SHORT PROBLEM:
Quote word for word the lines below, beginning with the first and ending with the one that has "ax.plot(antibody_x, antibody_y, color='#666666', lw=0.9)". Drop the pictures.

Dataset items
___

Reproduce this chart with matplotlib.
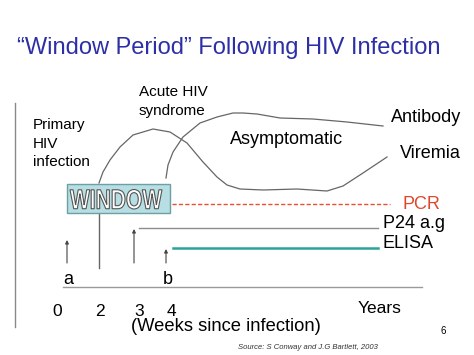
import matplotlib
matplotlib.use("Agg")
from matplotlib import pyplot as plt, patches as mpatches
from matplotlib.textpath import TextPath
from matplotlib.font_manager import FontProperties
from matplotlib.transforms import Affine2D

plt.rcParams['font.family'] = ['Liberation Sans', 'DejaVu Sans']

# diagram drawn in pixel space of the 474x355 slide
viremia_x = [99, 103, 110, 120, 133, 153, 170, 187, 203, 217, 227, 240, 263, 297, 327, 343, 363, 387]
viremia_y = [183, 172, 160, 147, 135, 129, 132, 143, 162, 177, 185, 189, 190, 189, 191, 186, 173, 157]

antibody_x = [166, 168, 173, 183, 200, 217, 233, 243, 257, 280, 313, 347, 383]
antibody_y = [178, 165, 152, 137, 123, 117, 113, 113, 114, 118, 119, 122, 126]

# test detection lines: (start, end, y)
tests = ['PCR', 'P24 a.g', 'ELISA']
test_start = [172, 139, 173]
test_end = [390, 378, 378]
test_y = [204, 228, 248]

week_labels = ['0', '2', '3', '4']
week_pos = [57.5, 100, 139.5, 171]

fig = plt.figure(figsize=(4.74, 3.55), dpi=100)
ax = fig.add_axes([0, 0, 1, 1])
ax.set_xlim(0, 474)
ax.set_ylim(355, 0)
ax.axis('off')

ax.text(17, 54, '\u201cWindow Period\u201d Following HIV Infection', fontsize=17,
        color='#2d2fa6', va='baseline')

# frame lines
ax.plot([15, 15], [103, 327], color='#8a8a8a', lw=1)
ax.plot([63, 422], [287, 287], color='#9a9a9a', lw=1)

# curves
ax.plot(viremia_x, viremia_y, color='#666666', lw=0.9)
ax.plot(antibody_x, antibody_y, color='#666666', lw=0.9)

# window box
ax.add_patch(mpatches.Rectangle((67, 184), 103, 29, facecolor='#b7dee2',
                                edgecolor='#6e9fa4', lw=1, zorder=3))
# outlined, condensed WINDOW lettering squeezed into the box
tp = TextPath((0, 0), 'WINDOW', size=20, prop=FontProperties(family='Liberation Sans', weight='bold'))
ext = tp.get_extents()
x0, x1, ytop, ybot = 70, 162, 189.5, 209
sx = (x1 - x0) / ext.width
sy = (ybot - ytop) / ext.height
tr = Affine2D().translate(-ext.x0, -ext.y0).scale(sx, -sy).translate(x0, ybot)
ax.add_patch(mpatches.PathPatch(tr.transform_path(tp), facecolor='white',
                                edgecolor='#555555', lw=0.8, zorder=4))

# tests
ax.plot([test_start[0], test_end[0]], [test_y[0]] * 2, color='#e5522f', lw=1, ls=(0, (3, 1.6)))
ax.plot([test_start[1], test_end[1]], [test_y[1]] * 2, color='#8c8c8c', lw=1)
ax.plot([test_start[2], test_end[2]], [test_y[2]] * 2, color='#2aa39d', lw=1.8)
ax.text(403, 209, tests[0], fontsize=13, color='#e0472a')
ax.text(383, 228.5, tests[1], fontsize=13)
ax.text(383, 248.5, tests[2], fontsize=13)

# vertical markers
ax.plot([99, 99], [213, 268], color='#666666', lw=1)
arrow = dict(arrowstyle='-|>', color='#444444', lw=0.8, mutation_scale=5, shrinkA=0, shrinkB=0)
for x, top in [(67, 240), (134, 229), (166, 249)]:
    ax.annotate('', xy=(x, top), xytext=(x, 263), arrowprops=arrow)

ax.text(68, 284, 'a', fontsize=13, ha='center')
ax.text(168, 284, 'b', fontsize=13, ha='center')

# labels
for txt, y in zip(['Primary', 'HIV', 'infection'], [129, 147.5, 166]):
    ax.text(33, y, txt, fontsize=11)
for txt, y in zip(['Acute HIV', 'syndrome'], [96.5, 114.5]):
    ax.text(139, y, txt, fontsize=11)
ax.text(230, 143.5, 'Asymptomatic', fontsize=13)
ax.text(391, 122.5, 'Antibody', fontsize=13)
ax.text(400, 157.5, 'Viremia', fontsize=13)

for lab, x in zip(week_labels, week_pos):
    ax.text(x, 316, lab, fontsize=12.5, ha='center')
ax.text(358, 313, 'Years', fontsize=12.5)
ax.text(131, 331, '(Weeks since infection)', fontsize=13.2)
ax.text(443, 334, '6', fontsize=7, ha='center')
ax.text(238, 349, 'Source: S Conway and J.G Bartlett, 2003', fontsize=5.5,
        style='italic', color='#333333')

fig.savefig('out.png', dpi=100)
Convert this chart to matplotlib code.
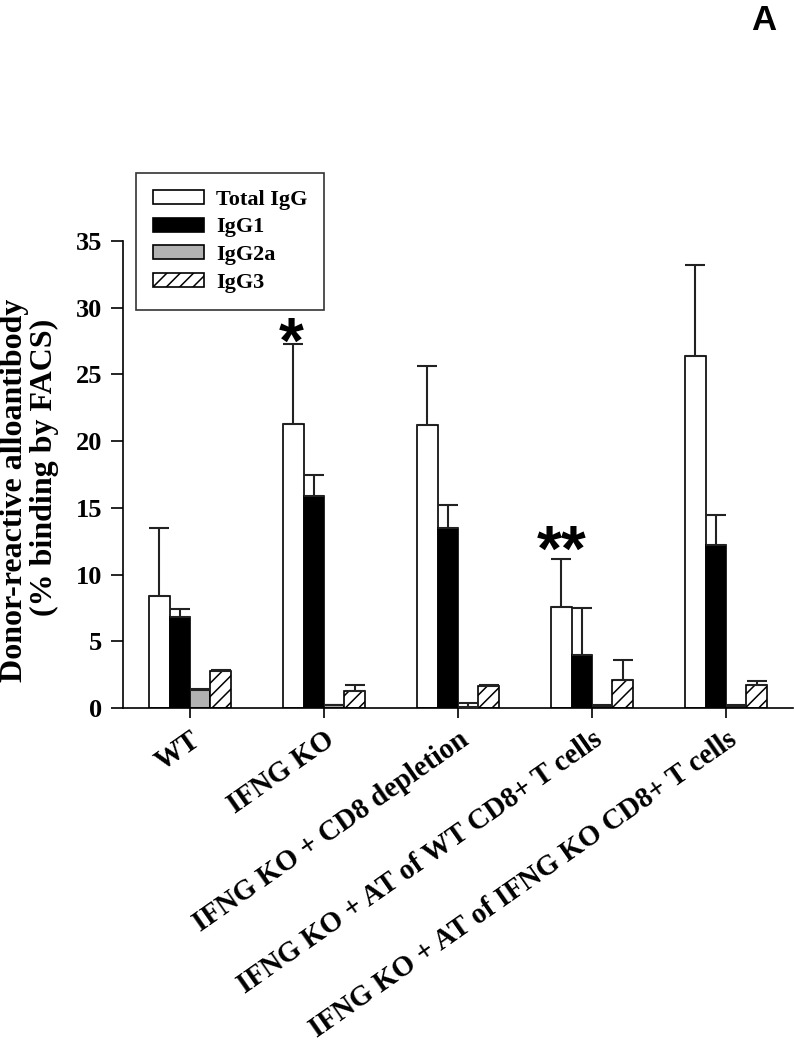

___

WORKED ANSWER:
Reproduce this chart with matplotlib.
import matplotlib
matplotlib.use("Agg")
from matplotlib import pyplot as plt, patches as mpatches
from matplotlib.textpath import TextPath
from matplotlib.font_manager import FontProperties
from matplotlib.transforms import Affine2D

plt.rcParams['font.family'] = ['Liberation Sans', 'DejaVu Sans']

# diagram drawn in pixel space of the 474x355 slide
viremia_x = [99, 103, 110, 120, 133, 153, 170, 187, 203, 217, 227, 240, 263, 297, 327, 343, 363, 387]
viremia_y = [183, 172, 160, 147, 135, 129, 132, 143, 162, 177, 185, 189, 190, 189, 191, 186, 173, 157]

antibody_x = [166, 168, 173, 183, 200, 217, 233, 243, 257, 280, 313, 347, 383]
antibody_y = [178, 165, 152, 137, 123, 117, 113, 113, 114, 118, 119, 122, 126]

# test detection lines: (start, end, y)
tests = ['PCR', 'P24 a.g', 'ELISA']
test_start = [172, 139, 173]
test_end = [390, 378, 378]
test_y = [204, 228, 248]

week_labels = ['0', '2', '3', '4']
week_pos = [57.5, 100, 139.5, 171]

fig = plt.figure(figsize=(4.74, 3.55), dpi=100)
ax = fig.add_axes([0, 0, 1, 1])
ax.set_xlim(0, 474)
ax.set_ylim(355, 0)
ax.axis('off')

ax.text(17, 54, '\u201cWindow Period\u201d Following HIV Infection', fontsize=17,
        color='#2d2fa6', va='baseline')

# frame lines
ax.plot([15, 15], [103, 327], color='#8a8a8a', lw=1)
ax.plot([63, 422], [287, 287], color='#9a9a9a', lw=1)

# curves
ax.plot(viremia_x, viremia_y, color='#666666', lw=0.9)
ax.plot(antibody_x, antibody_y, color='#666666', lw=0.9)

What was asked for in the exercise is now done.